* **Provided data**:
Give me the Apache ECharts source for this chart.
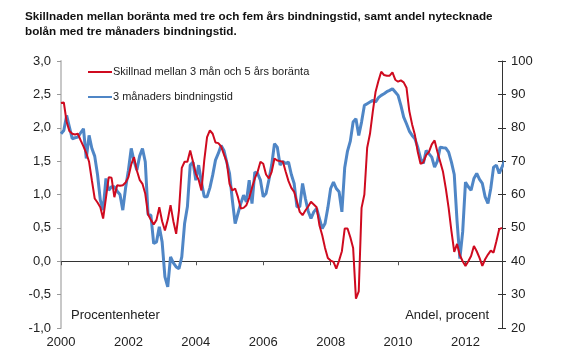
<!DOCTYPE html>
<html>
<head>
<meta charset="utf-8">
<script src="https://cdn.jsdelivr.net/npm/echarts@6/dist/echarts.min.js"></script>
<style>
html,body{margin:0;padding:0;background:#fff;}
#chart{width:580px;height:364px;}
</style>
</head>
<body>
<div id="chart"></div>
<script>
// Monthly observations, Jan 2000 .. Feb 2013
var startYear = 2000;
var monthCount = 158;

// Skillnad mellan 3 mån och 5 års boränta (procentenheter, left axis)
var spread = [
  2.37, 2.38, 2.09, 1.95, 1.91, 1.90, 1.91, 1.81, 1.72, 1.62, 1.49, 1.21,
  0.94, 0.88, 0.81, 0.64, 0.95, 1.26, 1.25, 0.96, 1.14, 1.13, 1.14, 1.18,
  1.26, 1.45, 1.56, 1.36, 1.22, 1.16, 1.01, 0.70, 0.62, 0.55, 0.62, 0.81,
  0.60, 0.46, 0.62, 0.84, 0.60, 0.41, 0.76, 1.40, 1.49, 1.49, 1.66, 1.49,
  1.31, 1.22, 1.06, 1.51, 1.86, 1.96, 1.91, 1.78, 1.77, 1.72, 1.60, 1.49,
  1.16, 1.06, 1.09, 0.96, 0.79, 0.80, 0.84, 0.95, 1.10, 1.24, 1.34, 1.49,
  1.46, 1.30, 1.24, 1.34, 1.54, 1.51, 1.50, 1.49, 1.34, 1.20, 1.10, 1.04,
  0.89, 0.74, 0.69, 0.76, 0.82, 0.89, 0.85, 0.81, 0.54, 0.39, 0.20, 0.05,
  0.01, -0.01, -0.11, 0.01, 0.15, 0.49, 0.49, 0.36, 0.20, -0.56, -0.45, 0.80,
  1.00, 1.70, 1.91, 2.24, 2.54, 2.70, 2.84, 2.79, 2.78, 2.78, 2.83, 2.72,
  2.69, 2.71, 2.68, 2.60, 2.25, 2.05, 1.89, 1.64, 1.46, 1.48, 1.59, 1.64,
  1.75, 1.81, 1.64, 1.49, 1.34, 1.09, 0.80, 0.45, 0.14, 0.26, 0.09, 0.00,
  -0.07, 0.00, 0.08, 0.23, 0.15, 0.05, -0.07, 0.03, 0.10, 0.16, 0.13, 0.30,
  0.48, 0.50
];

// 3 månaders bindningstid (andel, procent, right axis)
var share3m = [
  78.2, 79.2, 83.7, 80.2, 76.7, 77.0, 77.2, 78.5, 79.7, 70.8, 77.7, 73.8,
  71.5, 66.0, 58.3, 55.3, 64.8, 61.3, 62.3, 62.3, 61.0, 60.0, 55.3, 62.0,
  67.3, 73.8, 70.0, 67.3, 71.5, 73.8, 69.8, 54.0, 53.8, 45.3, 45.8, 50.3,
  45.8, 35.3, 32.3, 41.3, 39.5, 38.3, 37.8, 41.3, 51.3, 56.3, 68.8, 69.7,
  64.3, 68.8, 63.7, 59.3, 59.3, 62.0, 65.8, 70.3, 72.3, 74.7, 73.2, 69.7,
  66.3, 58.3, 51.3, 54.3, 57.3, 59.8, 57.8, 64.3, 57.3, 66.7, 66.3, 64.3,
  59.3, 60.3, 64.3, 68.8, 75.2, 74.2, 68.8, 69.9, 69.3, 69.7, 66.0, 63.3,
  56.3, 56.3, 63.3, 58.8, 55.0, 52.8, 54.8, 55.8, 52.8, 49.8, 51.3, 56.0,
  61.8, 63.7, 61.8, 60.8, 54.8, 68.0, 73.0, 76.0, 81.7, 82.7, 77.7, 81.7,
  86.7, 87.2, 87.7, 88.2, 87.7, 89.0, 89.7, 90.2, 90.8, 91.2, 91.7, 90.7,
  89.7, 86.7, 83.2, 81.2, 79.0, 77.7, 76.7, 74.2, 70.8, 69.3, 73.2, 72.2,
  71.2, 68.2, 70.0, 74.2, 74.0, 73.9, 72.7, 69.7, 66.0, 52.0, 40.8, 48.8,
  63.7, 62.3, 61.3, 64.8, 66.3, 64.5, 63.3, 59.3, 57.3, 61.8, 68.2, 68.8,
  66.3, 68.2, 70.2
];

var yearLabels = ['2000', '2002', '2004', '2006', '2008', '2010', '2012'];
var leftTicks = [-1.0, -0.5, 0.0, 0.5, 1.0, 1.5, 2.0, 2.5, 3.0];
var rightTicks = [20, 30, 40, 50, 60, 70, 80, 90, 100];

var seriesNames = ['Skillnad mellan 3 mån och 5 års boränta', '3 månaders bindningstid'];
var titleLines = ['Skillnaden mellan boränta med tre och fem års bindningstid, samt andel nytecknade',
                  'bolån med tre månaders bindningstid.'];

// category labels YYYY-MM
var months = [];
for (var i = 0; i < monthCount; i++) {
  var y = startYear + Math.floor(i / 12);
  var m = (i % 12) + 1;
  months.push(y + '-' + (m < 10 ? '0' + m : m));
}
function isYearTick(idx, val) {
  return val.slice(5) === '01' && yearLabels.indexOf(val.slice(0, 4)) >= 0;
}

var FONT = '"Liberation Sans", Arial, sans-serif';
var chart = echarts.init(document.getElementById('chart'), null, {renderer: 'canvas'});
chart.setOption({
  animation: false,
  backgroundColor: '#ffffff',
  title: {
    text: titleLines.join('\n'),
    left: 25, top: 9, padding: 0,
    textStyle: {fontFamily: FONT, fontSize: 11.7, fontWeight: 'bold', color: '#111', lineHeight: 15}
  },
  legend: {
    orient: 'vertical',
    left: 88, top: 65, padding: 0,
    itemWidth: 24, itemHeight: 2,
    itemGap: 11,
    icon: 'rect',
    textStyle: {fontFamily: FONT, fontSize: 11, color: '#222', lineHeight: 14, padding: [0, 0, 0, -4]},
    data: seriesNames
  },
  grid: {left: 61, right: 78, top: 61, bottom: 36},
  xAxis: {
    type: 'category',
    data: months,
    boundaryGap: false,
    axisLine: {lineStyle: {color: '#333', width: 1}},
    axisTick: {show: true, interval: isYearTick, length: 4, lineStyle: {color: '#555'}},
    axisLabel: {
      interval: isYearTick,
      formatter: function (v) { return v.slice(0, 4); },
      fontFamily: FONT, fontSize: 13, color: '#222', margin: 8
    },
    splitLine: {show: false}
  },
  yAxis: [
    {
      type: 'value', position: 'left',
      min: leftTicks[0], max: leftTicks[leftTicks.length - 1], interval: 0.5,
      axisLine: {show: true, lineStyle: {color: '#c8c8c8', width: 2}},
      axisTick: {show: true, length: 4, lineStyle: {color: '#999'}},
      axisLabel: {
        formatter: function (v) { return v.toFixed(1).replace('.', ','); },
        fontFamily: FONT, fontSize: 13, color: '#222', margin: 10
      },
      splitLine: {show: false}
    },
    {
      type: 'value', position: 'right',
      min: rightTicks[0], max: rightTicks[rightTicks.length - 1], interval: 10,
      axisLine: {show: true, lineStyle: {color: '#333', width: 1}},
      axisTick: {show: true, length: 4, lineStyle: {color: '#333'}},
      axisLabel: {fontFamily: FONT, fontSize: 13, color: '#222', margin: 9},
      splitLine: {show: false}
    },
    {
      type: 'value', position: 'right',
      min: rightTicks[0], max: rightTicks[rightTicks.length - 1], interval: 10,
      axisLine: {show: false},
      axisTick: {show: true, inside: true, length: 4, lineStyle: {color: '#333'}},
      axisLabel: {show: false},
      splitLine: {show: false}
    }
  ],
  series: [
    {
      name: seriesNames[0], type: 'line', yAxisIndex: 0,
      data: spread, showSymbol: false, symbol: 'none',
      lineStyle: {color: '#cf0a1f', width: 2},
      itemStyle: {color: '#cf0a1f'},
      z: 3
    },
    {
      name: seriesNames[1], type: 'line', yAxisIndex: 1,
      data: share3m, showSymbol: false, symbol: 'none',
      lineStyle: {color: '#4f86c6', width: 3},
      itemStyle: {color: '#4f86c6'},
      z: 2
    }
  ],
  graphic: [
    {type: 'text', left: 71, top: 309, style: {text: 'Procentenheter', font: '13px ' + FONT, fill: '#222'}},
    {type: 'text', right: 91, top: 309, style: {text: 'Andel, procent', font: '13px ' + FONT, fill: '#222'}}
  ]
});
</script>
</body>
</html>
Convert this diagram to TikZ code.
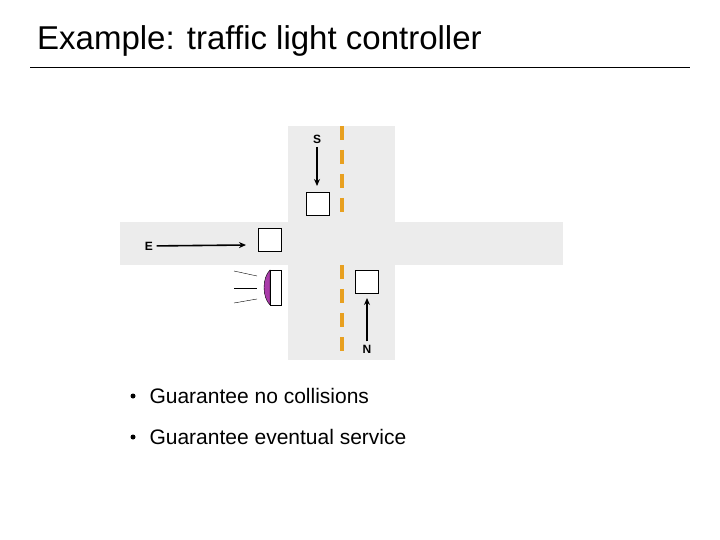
\documentclass[tikz,border=0pt]{standalone}
\usepackage{fontspec}
\setmainfont{Liberation Sans}
\usetikzlibrary{arrows.meta}
\definecolor{roadgray}{RGB}{236,236,236}
\definecolor{lineorange}{RGB}{232,160,32}
\definecolor{lamppurple}{RGB}{170,60,170}
\tikzset{
  car/.style={draw=black, fill=white, minimum size=23pt, inner sep=0pt},
  lbl/.style={font=\fontsize{12}{12}\selectfont\bfseries},
  move/.style={-{Stealth[length=7pt,width=6pt]}, line width=1.6pt},
  item/.style={anchor=west, font=\fontsize{21}{21}\selectfont}
}
\begin{document}
\begin{tikzpicture}[x=1pt, y=-1pt]
        \useasboundingbox (0,0) rectangle (720,540);
        % title
        \node[anchor=base west, font=\fontsize{33}{33}\selectfont, inner sep=0pt] (title) at (37,50) {Example: traffic light controller};
        \draw (30,67) -- (690,67);

        % roads
        \fill[roadgray] (288,126) rectangle (395,360);
        \fill[roadgray] (120,222) rectangle (563,265);
        % center line
        \draw[lineorange, line width=4pt, dash pattern=on 14pt off 10pt] (342,126) -- (342,222);
        \draw[lineorange, line width=4pt, dash pattern=on 14pt off 10pt] (342,265) -- (342,360);

        % cars
        \node[car] (carS) at (317.5,203.5) {};
        \node[car] (carE) at (269.5,239.5) {};
        \node[car] (carN) at (366.5,281.5) {};

        % labels and arrows
        \node[lbl] (S) at (317,139) {S};
        \node[lbl] (E) at (149,246) {E};
        \node[lbl] (N) at (367,349) {N};
        \coordinate (tipS) at (317,186);
        \coordinate (tipE) at (246,245);
        \coordinate (tipN) at (367,298);
        \draw[move] (S) -- (tipS);
        \draw[move] (E) -- (tipE);
        \draw[move] (N) -- (tipN);

        % traffic light
        \draw[fill=lamppurple] (270,270) .. controls (262,278) and (262,297) .. (270,305) -- cycle;
        \draw[fill=white] (270,270) rectangle (281,305);
        \draw (234,271) -- (257,276);
        \draw (234,288) -- (257,288);
        \draw (234,303) -- (257,299);

        % bullets
        \fill (133,396) circle (2.5pt);
        \fill (133,437) circle (2.5pt);
        \node[item] (goal1) at (146,396) {Guarantee no collisions};
        \node[item] (goal2) at (146,437) {Guarantee eventual service};
\end{tikzpicture}
\end{document}
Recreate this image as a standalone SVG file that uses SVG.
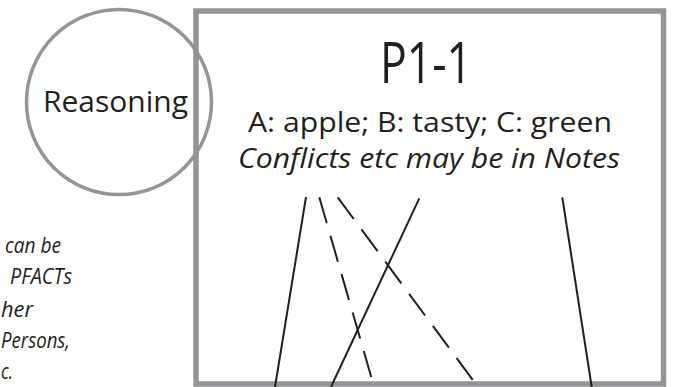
<svg xmlns="http://www.w3.org/2000/svg" width="700" height="387" viewBox="0 0 700 387">
  <style>
    .frame { fill: none; stroke: #939598; }
    .txt { font-family: "Open Sans", "Noto Sans", "Liberation Sans", sans-serif; fill: #231f20; }
    .it { font-style: italic; }
    .side { font-size: 21px; }
    .conn { stroke: #231f20; stroke-width: 2; fill: none; }
    .dash { stroke-dasharray: 27 13; }
  </style>
  <rect width="700" height="387" fill="#ffffff"/>

  <g id="side-note">
    <text class="txt it side" x="5" y="253" textLength="56" lengthAdjust="spacingAndGlyphs">can be</text>
    <text class="txt it side" x="10" y="284" textLength="62" lengthAdjust="spacingAndGlyphs">PFACTs</text>
    <text class="txt it side" x="1" y="317" textLength="32" lengthAdjust="spacingAndGlyphs">her</text>
    <text class="txt it side" x="1" y="348" textLength="69" lengthAdjust="spacingAndGlyphs">Persons,</text>
    <text class="txt it side" x="1" y="379" textLength="12" lengthAdjust="spacingAndGlyphs">c.</text>
  </g>

  <g id="p1-1">
    <rect class="frame" x="196" y="11" width="467.5" height="373" stroke-width="5.5"/>
    <text class="txt" font-size="56" x="380" y="83" textLength="92" lengthAdjust="spacingAndGlyphs">P1-1</text>
    <text class="txt" font-size="28" x="248" y="132" textLength="364" lengthAdjust="spacingAndGlyphs">A: apple; B: tasty; C: green</text>
    <text class="txt it" font-size="27.5" x="238" y="167.5" textLength="382" lengthAdjust="spacingAndGlyphs">Conflicts etc may be in Notes</text>
  </g>

  <g id="reasoning">
    <circle class="frame" cx="119" cy="102" r="92.5" stroke-width="3.5"/>
    <text class="txt" font-size="30" x="43" y="112" textLength="145" lengthAdjust="spacingAndGlyphs">Reasoning</text>
  </g>

  <g id="connectors">
    <line class="conn" x1="306" y1="197" x2="275" y2="387"/>
    <line class="conn dash" x1="319.3" y1="197.3" x2="372.7" y2="382"/>
    <line class="conn dash" x1="337.7" y1="197.3" x2="474.3" y2="382"/>
    <line class="conn" x1="419.3" y1="198.3" x2="331" y2="387"/>
    <line class="conn" x1="562.3" y1="197.3" x2="591.7" y2="387"/>
  </g>
</svg>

* **Stated goal**: Retype the lines above exactly as they appear, from the line containing "Convert this diagram to TikZ code." through the line containing "(carN) at (366.5,281.5)", and leave out any pictures.

* **Complete response**:
Convert this diagram to TikZ code.
\documentclass[tikz,border=0pt]{standalone}
\usepackage{fontspec}
\setmainfont{Liberation Sans}
\usetikzlibrary{arrows.meta}
\definecolor{roadgray}{RGB}{236,236,236}
\definecolor{lineorange}{RGB}{232,160,32}
\definecolor{lamppurple}{RGB}{170,60,170}
\tikzset{
  car/.style={draw=black, fill=white, minimum size=23pt, inner sep=0pt},
  lbl/.style={font=\fontsize{12}{12}\selectfont\bfseries},
  move/.style={-{Stealth[length=7pt,width=6pt]}, line width=1.6pt},
  item/.style={anchor=west, font=\fontsize{21}{21}\selectfont}
}
\begin{document}
\begin{tikzpicture}[x=1pt, y=-1pt]
        \useasboundingbox (0,0) rectangle (720,540);
        % title
        \node[anchor=base west, font=\fontsize{33}{33}\selectfont, inner sep=0pt] (title) at (37,50) {Example: traffic light controller};
        \draw (30,67) -- (690,67);

        % roads
        \fill[roadgray] (288,126) rectangle (395,360);
        \fill[roadgray] (120,222) rectangle (563,265);
        % center line
        \draw[lineorange, line width=4pt, dash pattern=on 14pt off 10pt] (342,126) -- (342,222);
        \draw[lineorange, line width=4pt, dash pattern=on 14pt off 10pt] (342,265) -- (342,360);

        % cars
        \node[car] (carS) at (317.5,203.5) {};
        \node[car] (carE) at (269.5,239.5) {};
        \node[car] (carN) at (366.5,281.5) {};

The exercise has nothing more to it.